Your goal:
Print the entries below exactly as they appear, from the first line up to and including the line with "const pyroCbLabelY = 0.00264;". Do not print any pictures.

Records for this task:
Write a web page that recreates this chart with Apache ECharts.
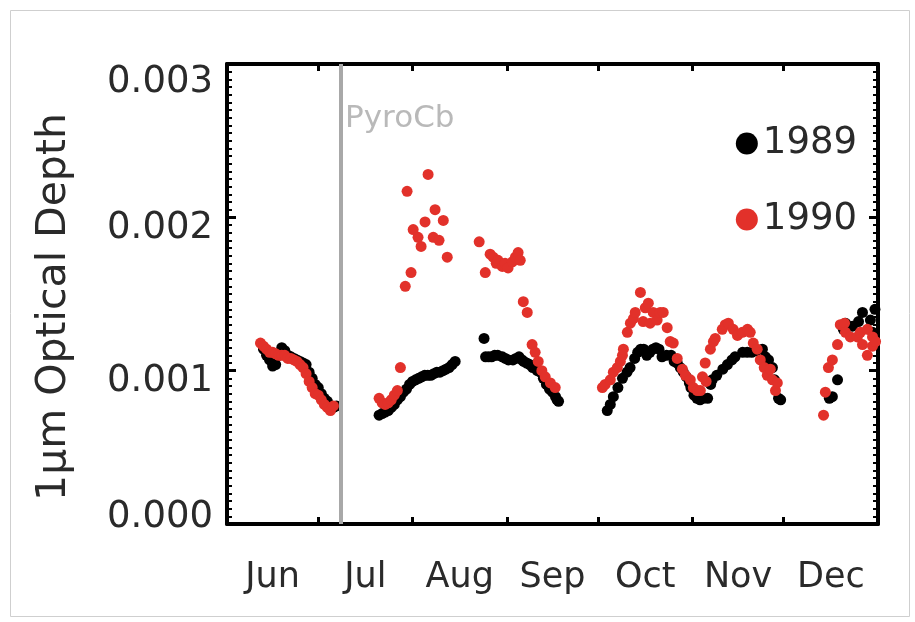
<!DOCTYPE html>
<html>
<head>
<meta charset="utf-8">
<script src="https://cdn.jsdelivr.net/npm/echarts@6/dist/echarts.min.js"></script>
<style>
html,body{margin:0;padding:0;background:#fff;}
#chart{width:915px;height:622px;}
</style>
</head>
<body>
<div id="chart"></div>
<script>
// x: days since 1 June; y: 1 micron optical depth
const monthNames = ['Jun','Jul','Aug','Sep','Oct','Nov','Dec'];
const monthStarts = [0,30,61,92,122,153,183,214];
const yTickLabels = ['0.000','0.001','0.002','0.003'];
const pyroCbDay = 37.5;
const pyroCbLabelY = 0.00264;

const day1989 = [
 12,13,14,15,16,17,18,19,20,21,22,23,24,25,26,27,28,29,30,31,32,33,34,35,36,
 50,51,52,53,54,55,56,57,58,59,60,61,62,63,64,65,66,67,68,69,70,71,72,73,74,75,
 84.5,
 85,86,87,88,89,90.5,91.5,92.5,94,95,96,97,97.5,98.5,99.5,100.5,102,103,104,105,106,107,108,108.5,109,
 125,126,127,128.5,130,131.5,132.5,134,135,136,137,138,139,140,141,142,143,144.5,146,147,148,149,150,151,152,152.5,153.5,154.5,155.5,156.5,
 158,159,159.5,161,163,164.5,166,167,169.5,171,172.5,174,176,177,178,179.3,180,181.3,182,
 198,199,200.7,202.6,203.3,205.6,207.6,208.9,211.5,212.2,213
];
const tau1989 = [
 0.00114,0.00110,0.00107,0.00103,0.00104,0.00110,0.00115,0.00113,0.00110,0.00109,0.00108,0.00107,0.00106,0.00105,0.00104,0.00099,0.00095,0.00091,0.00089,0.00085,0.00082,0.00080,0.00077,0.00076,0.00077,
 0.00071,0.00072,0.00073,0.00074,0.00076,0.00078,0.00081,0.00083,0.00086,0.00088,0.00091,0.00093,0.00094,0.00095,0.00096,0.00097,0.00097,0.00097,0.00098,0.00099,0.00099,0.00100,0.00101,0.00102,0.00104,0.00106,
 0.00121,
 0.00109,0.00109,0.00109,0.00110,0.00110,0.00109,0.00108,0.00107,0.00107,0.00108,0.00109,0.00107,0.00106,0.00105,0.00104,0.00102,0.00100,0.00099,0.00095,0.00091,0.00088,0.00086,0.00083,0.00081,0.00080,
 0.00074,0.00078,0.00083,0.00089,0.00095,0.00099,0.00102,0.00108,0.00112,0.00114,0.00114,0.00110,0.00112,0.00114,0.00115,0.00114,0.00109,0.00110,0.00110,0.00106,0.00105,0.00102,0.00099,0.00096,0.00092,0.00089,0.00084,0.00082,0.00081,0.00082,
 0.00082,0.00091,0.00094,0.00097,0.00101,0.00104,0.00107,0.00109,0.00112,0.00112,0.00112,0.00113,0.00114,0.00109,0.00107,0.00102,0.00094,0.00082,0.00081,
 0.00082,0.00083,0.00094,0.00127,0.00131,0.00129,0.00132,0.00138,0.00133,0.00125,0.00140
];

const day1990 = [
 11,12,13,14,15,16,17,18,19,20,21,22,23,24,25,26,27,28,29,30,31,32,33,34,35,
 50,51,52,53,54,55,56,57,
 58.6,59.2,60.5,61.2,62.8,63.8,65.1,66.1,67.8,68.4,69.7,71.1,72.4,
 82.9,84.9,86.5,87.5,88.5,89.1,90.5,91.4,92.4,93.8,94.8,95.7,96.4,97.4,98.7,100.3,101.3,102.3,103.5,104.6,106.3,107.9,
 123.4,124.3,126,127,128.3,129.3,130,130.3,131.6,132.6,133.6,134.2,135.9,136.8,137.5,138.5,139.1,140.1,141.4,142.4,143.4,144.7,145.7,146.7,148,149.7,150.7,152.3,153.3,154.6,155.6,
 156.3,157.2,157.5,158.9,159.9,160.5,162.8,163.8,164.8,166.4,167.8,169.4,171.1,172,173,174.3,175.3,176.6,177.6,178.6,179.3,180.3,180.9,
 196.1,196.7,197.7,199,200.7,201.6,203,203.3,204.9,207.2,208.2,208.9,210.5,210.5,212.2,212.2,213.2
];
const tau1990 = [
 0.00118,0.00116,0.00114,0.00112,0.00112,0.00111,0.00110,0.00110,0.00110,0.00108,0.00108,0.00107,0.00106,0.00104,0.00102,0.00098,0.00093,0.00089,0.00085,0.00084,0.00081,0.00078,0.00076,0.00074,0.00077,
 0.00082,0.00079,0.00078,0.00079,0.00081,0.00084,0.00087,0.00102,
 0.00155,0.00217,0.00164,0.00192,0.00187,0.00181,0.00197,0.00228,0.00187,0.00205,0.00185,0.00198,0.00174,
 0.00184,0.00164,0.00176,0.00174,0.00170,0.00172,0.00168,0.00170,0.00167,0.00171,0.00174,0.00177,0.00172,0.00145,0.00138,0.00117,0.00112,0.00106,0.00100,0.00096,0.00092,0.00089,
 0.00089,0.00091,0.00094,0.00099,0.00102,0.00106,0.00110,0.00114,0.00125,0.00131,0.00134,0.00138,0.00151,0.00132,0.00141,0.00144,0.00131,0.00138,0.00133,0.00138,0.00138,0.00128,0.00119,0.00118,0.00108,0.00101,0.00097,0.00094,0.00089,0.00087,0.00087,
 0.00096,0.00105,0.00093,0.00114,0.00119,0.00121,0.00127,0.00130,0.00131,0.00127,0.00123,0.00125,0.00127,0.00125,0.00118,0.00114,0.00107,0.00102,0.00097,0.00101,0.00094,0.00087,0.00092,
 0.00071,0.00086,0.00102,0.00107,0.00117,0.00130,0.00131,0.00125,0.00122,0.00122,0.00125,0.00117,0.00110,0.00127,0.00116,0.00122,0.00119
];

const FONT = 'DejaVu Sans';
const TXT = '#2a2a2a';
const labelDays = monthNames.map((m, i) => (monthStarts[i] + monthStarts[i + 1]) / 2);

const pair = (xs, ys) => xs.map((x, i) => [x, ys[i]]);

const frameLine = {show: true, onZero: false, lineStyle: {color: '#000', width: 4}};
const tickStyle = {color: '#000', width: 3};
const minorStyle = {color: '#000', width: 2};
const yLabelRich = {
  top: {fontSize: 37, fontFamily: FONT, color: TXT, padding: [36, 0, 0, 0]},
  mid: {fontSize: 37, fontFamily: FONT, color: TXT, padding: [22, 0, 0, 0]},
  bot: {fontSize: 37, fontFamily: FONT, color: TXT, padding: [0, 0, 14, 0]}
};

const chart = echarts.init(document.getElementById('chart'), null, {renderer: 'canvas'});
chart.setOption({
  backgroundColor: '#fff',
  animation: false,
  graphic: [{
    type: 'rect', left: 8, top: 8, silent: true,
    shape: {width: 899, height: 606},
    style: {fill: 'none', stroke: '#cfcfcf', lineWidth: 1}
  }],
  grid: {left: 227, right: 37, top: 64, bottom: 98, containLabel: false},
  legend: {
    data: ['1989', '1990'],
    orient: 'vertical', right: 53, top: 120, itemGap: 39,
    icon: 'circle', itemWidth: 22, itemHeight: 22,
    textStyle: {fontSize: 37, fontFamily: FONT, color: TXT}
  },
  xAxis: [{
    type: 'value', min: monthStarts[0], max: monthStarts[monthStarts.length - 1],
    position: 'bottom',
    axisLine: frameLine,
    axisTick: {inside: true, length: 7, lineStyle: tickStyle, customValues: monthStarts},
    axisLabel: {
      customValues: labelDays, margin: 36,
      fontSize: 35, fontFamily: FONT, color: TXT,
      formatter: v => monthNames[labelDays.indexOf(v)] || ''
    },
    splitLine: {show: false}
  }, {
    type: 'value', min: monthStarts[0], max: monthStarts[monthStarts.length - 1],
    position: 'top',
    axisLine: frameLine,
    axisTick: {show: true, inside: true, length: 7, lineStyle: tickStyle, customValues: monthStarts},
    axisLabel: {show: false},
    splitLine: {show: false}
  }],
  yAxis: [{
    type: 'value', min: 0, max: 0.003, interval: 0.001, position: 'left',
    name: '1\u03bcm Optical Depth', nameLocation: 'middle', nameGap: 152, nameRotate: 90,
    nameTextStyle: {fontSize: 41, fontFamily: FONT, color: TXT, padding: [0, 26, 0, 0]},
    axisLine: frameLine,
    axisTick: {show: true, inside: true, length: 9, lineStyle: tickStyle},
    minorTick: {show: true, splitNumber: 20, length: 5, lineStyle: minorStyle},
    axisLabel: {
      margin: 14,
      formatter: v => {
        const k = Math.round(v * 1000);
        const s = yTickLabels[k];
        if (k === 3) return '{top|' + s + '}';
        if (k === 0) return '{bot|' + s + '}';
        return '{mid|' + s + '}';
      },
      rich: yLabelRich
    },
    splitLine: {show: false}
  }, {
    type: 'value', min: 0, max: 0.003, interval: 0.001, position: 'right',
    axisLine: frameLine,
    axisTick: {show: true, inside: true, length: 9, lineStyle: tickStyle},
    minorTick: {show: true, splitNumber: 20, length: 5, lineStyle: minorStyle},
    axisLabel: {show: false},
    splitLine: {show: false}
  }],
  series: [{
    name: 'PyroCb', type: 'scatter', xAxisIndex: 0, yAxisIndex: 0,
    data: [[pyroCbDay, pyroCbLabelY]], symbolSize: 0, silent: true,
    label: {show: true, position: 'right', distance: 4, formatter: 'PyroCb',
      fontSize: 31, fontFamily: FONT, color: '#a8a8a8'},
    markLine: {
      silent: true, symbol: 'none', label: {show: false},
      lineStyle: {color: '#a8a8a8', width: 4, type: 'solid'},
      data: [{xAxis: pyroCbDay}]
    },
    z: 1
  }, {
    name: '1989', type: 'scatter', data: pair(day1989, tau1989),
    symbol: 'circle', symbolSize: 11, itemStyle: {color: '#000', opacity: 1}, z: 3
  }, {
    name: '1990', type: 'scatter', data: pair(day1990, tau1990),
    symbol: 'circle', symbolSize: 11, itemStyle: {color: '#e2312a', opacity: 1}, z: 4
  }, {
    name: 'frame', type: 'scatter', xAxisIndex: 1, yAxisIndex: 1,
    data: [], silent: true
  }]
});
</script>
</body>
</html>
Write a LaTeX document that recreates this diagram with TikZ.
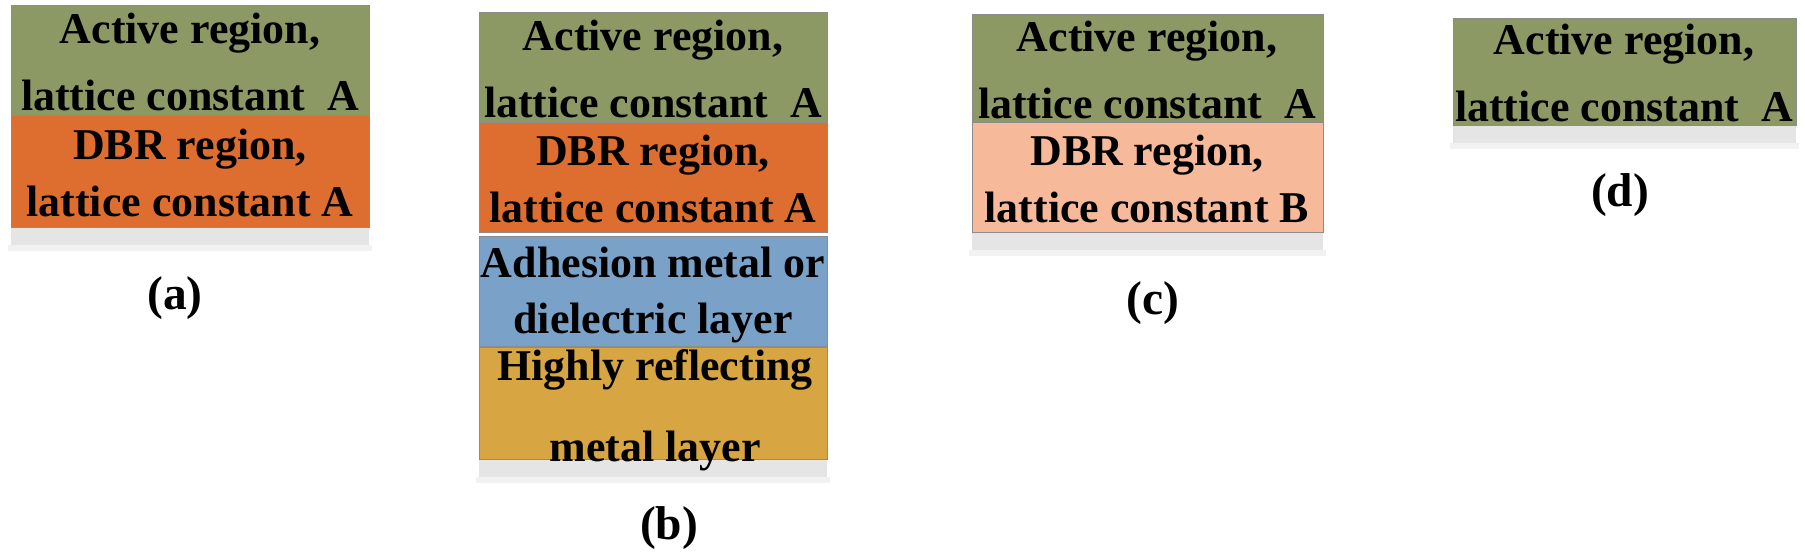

Expected answer:
Write a web page that recreates this chart with Apache ECharts.
<!DOCTYPE html>
<html>
<head>
<meta charset="utf-8">
<script src="https://cdn.jsdelivr.net/npm/echarts@6/dist/echarts.min.js"></script>
<style>
html,body{margin:0;padding:0;background:#fff;}
#chart{width:915px;height:622px;}
</style>
</head>
<body>
<div id="chart"></div>
<script>
// x: days since 1 June; y: 1 micron optical depth
const monthNames = ['Jun','Jul','Aug','Sep','Oct','Nov','Dec'];
const monthStarts = [0,30,61,92,122,153,183,214];
const yTickLabels = ['0.000','0.001','0.002','0.003'];
const pyroCbDay = 37.5;
const pyroCbLabelY = 0.00264;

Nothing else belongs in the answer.